## WHAT THE EXERCISE ASKS
Of the lines listed below, return exactly those that run from the line containing "Generate a Python" through the line containing "from matplotlib.patches import Polygon", both included.

## Figure scripts
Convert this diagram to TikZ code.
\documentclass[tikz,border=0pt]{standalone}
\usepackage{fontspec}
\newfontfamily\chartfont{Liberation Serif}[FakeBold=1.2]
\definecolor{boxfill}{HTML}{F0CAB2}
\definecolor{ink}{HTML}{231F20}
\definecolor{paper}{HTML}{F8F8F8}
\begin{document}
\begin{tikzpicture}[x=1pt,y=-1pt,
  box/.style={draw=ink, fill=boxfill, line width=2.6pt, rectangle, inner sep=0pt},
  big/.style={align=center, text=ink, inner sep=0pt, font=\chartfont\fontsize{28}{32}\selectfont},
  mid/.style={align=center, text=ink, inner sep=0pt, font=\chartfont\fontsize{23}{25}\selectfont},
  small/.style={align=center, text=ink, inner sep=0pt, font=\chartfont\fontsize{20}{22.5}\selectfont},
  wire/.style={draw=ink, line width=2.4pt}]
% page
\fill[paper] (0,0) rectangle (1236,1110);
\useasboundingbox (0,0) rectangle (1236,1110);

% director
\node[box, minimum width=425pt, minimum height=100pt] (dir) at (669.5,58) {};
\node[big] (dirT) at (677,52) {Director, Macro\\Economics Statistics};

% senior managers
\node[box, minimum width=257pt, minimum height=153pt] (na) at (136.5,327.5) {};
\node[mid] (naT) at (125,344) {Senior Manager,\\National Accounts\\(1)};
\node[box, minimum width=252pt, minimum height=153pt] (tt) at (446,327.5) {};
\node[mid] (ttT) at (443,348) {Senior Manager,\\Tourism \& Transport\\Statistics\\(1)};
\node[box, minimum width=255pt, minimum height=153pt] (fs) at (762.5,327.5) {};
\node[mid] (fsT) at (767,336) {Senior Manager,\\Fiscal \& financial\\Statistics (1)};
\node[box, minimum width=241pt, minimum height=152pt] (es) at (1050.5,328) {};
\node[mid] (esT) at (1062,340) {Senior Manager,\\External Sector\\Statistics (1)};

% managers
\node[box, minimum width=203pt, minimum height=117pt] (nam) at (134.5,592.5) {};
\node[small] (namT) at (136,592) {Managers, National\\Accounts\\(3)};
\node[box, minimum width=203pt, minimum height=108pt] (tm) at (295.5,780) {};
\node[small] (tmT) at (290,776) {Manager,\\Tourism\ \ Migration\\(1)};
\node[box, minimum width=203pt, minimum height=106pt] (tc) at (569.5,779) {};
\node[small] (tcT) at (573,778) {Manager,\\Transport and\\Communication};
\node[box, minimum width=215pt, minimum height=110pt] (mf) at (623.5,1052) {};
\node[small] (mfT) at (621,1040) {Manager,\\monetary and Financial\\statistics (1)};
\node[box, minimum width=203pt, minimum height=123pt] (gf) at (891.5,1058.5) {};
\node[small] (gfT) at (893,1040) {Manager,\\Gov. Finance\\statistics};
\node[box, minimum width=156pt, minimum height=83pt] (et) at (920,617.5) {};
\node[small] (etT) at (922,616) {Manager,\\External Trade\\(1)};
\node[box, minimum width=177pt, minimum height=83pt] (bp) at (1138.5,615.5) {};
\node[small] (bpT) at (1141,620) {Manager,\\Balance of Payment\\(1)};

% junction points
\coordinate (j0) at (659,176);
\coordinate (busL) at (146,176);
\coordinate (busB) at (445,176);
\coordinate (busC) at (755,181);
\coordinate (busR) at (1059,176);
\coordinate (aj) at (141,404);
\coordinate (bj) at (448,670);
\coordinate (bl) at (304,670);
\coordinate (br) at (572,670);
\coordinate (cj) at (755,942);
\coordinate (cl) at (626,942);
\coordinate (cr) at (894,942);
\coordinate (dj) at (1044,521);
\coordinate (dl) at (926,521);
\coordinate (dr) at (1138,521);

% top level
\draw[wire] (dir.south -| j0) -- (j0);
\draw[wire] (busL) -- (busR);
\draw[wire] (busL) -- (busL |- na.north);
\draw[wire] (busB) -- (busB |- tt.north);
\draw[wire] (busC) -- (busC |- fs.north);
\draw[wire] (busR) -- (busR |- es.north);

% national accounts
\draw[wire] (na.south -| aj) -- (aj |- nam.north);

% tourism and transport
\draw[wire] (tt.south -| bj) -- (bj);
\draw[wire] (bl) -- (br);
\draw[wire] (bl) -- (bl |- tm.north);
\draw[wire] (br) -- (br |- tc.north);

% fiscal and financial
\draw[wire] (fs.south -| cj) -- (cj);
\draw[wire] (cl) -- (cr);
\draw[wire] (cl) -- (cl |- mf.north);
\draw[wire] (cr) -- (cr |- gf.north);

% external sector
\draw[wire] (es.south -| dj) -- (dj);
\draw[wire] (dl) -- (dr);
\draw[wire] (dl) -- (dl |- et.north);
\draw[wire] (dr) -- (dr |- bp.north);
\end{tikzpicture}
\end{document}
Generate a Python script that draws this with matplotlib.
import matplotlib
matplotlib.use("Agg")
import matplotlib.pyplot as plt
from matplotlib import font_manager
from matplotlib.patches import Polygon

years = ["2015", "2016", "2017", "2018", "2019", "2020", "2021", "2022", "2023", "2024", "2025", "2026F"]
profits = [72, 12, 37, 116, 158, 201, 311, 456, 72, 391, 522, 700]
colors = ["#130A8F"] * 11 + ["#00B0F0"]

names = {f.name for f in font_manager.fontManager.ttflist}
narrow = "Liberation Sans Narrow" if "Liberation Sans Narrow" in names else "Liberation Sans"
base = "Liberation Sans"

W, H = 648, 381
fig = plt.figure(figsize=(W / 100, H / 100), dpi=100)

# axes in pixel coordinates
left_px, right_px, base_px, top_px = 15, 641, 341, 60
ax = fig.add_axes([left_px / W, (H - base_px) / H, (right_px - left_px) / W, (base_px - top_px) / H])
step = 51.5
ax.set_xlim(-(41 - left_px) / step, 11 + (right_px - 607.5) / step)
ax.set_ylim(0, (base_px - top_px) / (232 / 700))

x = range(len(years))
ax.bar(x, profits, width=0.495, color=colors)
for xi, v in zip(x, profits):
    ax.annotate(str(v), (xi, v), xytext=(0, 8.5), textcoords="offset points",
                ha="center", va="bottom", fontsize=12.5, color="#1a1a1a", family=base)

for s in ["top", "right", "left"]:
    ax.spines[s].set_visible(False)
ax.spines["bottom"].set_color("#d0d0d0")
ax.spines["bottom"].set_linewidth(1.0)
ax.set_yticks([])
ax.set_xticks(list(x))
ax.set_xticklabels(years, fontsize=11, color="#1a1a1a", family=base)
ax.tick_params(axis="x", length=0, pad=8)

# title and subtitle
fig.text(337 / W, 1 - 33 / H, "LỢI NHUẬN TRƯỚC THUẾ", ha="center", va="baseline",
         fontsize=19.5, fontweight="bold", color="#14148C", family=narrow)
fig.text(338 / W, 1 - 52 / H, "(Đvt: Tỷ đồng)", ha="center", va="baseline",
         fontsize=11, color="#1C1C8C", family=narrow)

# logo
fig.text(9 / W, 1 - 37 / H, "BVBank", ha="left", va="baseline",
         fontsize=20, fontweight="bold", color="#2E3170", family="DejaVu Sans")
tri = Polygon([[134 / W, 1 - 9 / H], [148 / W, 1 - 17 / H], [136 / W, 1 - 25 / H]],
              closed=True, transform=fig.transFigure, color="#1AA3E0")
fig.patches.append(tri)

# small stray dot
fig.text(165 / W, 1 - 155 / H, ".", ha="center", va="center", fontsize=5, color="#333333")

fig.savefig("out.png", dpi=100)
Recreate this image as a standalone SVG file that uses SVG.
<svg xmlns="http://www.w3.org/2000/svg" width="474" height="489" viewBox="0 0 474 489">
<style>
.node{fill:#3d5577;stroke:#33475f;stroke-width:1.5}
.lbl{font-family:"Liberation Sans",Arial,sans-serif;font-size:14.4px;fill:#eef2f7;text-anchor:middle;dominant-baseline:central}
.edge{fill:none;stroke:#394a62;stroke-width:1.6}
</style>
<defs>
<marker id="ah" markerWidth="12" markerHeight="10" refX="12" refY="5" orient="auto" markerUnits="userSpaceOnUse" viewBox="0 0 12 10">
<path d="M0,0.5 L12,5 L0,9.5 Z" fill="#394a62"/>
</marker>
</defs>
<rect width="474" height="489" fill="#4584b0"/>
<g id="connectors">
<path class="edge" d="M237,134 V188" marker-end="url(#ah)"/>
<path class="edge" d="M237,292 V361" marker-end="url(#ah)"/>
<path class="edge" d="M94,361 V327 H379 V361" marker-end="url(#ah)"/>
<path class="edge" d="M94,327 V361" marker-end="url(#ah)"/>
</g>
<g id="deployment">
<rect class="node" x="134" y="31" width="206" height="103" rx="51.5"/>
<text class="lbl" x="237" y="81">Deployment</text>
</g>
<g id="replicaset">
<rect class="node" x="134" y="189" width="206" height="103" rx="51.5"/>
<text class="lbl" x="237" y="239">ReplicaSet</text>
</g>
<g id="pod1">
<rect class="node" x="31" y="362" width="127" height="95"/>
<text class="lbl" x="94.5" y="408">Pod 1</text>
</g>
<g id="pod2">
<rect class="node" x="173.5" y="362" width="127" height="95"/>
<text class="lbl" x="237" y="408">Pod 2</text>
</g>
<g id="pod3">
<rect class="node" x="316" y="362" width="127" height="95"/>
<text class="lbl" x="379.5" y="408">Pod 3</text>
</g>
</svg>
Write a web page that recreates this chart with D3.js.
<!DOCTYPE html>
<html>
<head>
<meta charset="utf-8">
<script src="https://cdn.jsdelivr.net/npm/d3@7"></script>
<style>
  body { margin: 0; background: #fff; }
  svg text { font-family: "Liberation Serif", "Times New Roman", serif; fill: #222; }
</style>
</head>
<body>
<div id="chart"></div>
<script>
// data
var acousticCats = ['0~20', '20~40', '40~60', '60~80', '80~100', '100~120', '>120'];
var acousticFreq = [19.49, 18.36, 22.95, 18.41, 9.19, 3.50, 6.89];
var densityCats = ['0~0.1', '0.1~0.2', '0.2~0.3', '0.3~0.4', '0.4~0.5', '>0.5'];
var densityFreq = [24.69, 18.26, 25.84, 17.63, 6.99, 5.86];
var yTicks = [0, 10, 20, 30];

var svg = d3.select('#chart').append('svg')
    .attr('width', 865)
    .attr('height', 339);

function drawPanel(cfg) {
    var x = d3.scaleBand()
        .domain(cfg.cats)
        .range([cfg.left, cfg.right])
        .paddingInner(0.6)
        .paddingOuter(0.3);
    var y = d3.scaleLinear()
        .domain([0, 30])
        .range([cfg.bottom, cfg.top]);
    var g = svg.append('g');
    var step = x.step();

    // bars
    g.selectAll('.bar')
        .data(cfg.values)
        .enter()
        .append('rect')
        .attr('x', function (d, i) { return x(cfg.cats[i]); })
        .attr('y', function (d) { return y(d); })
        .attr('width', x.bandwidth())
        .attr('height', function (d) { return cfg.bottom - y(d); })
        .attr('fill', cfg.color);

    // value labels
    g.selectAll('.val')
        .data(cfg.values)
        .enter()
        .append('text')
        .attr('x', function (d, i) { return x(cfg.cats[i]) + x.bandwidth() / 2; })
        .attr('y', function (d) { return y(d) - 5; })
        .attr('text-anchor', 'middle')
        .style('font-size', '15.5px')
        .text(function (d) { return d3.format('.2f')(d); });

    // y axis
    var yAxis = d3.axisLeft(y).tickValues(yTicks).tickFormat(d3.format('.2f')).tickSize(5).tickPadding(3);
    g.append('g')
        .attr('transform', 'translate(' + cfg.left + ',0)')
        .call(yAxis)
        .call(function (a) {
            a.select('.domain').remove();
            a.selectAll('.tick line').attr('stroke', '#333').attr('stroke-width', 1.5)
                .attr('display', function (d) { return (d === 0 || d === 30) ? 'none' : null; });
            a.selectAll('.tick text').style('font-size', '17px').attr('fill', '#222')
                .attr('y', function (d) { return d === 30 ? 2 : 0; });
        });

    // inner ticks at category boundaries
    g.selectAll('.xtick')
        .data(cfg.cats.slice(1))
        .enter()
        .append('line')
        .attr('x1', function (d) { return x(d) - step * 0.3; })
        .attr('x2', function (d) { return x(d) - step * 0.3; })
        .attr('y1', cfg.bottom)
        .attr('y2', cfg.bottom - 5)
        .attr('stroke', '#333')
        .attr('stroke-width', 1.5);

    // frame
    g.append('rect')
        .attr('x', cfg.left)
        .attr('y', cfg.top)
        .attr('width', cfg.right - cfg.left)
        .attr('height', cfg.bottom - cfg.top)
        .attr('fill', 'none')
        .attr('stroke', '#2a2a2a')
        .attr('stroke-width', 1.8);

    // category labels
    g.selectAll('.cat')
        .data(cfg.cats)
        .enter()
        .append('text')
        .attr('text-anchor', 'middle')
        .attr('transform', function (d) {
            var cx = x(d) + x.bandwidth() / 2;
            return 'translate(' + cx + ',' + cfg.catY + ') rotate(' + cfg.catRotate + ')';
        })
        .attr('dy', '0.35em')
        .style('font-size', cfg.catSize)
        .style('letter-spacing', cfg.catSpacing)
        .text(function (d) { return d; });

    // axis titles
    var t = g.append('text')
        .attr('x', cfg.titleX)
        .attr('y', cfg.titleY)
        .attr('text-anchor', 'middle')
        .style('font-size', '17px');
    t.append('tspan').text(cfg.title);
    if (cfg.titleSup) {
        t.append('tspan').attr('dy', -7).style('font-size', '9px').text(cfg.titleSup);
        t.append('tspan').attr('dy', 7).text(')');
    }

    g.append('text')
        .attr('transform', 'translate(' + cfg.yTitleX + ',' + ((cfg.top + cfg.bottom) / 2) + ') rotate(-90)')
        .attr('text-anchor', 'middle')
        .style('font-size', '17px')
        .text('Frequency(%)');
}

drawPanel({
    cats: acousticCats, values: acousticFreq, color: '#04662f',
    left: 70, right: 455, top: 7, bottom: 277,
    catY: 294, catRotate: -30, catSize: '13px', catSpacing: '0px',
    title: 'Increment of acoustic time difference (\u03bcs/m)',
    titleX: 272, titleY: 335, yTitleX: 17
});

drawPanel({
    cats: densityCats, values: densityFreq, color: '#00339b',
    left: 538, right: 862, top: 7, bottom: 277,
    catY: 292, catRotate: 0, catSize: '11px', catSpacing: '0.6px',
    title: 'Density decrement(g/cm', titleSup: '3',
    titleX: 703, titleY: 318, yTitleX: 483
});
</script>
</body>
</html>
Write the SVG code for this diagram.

## REPLY
Generate a Python script that draws this with matplotlib.
import matplotlib
matplotlib.use("Agg")
import matplotlib.pyplot as plt
from matplotlib import font_manager
from matplotlib.patches import Polygon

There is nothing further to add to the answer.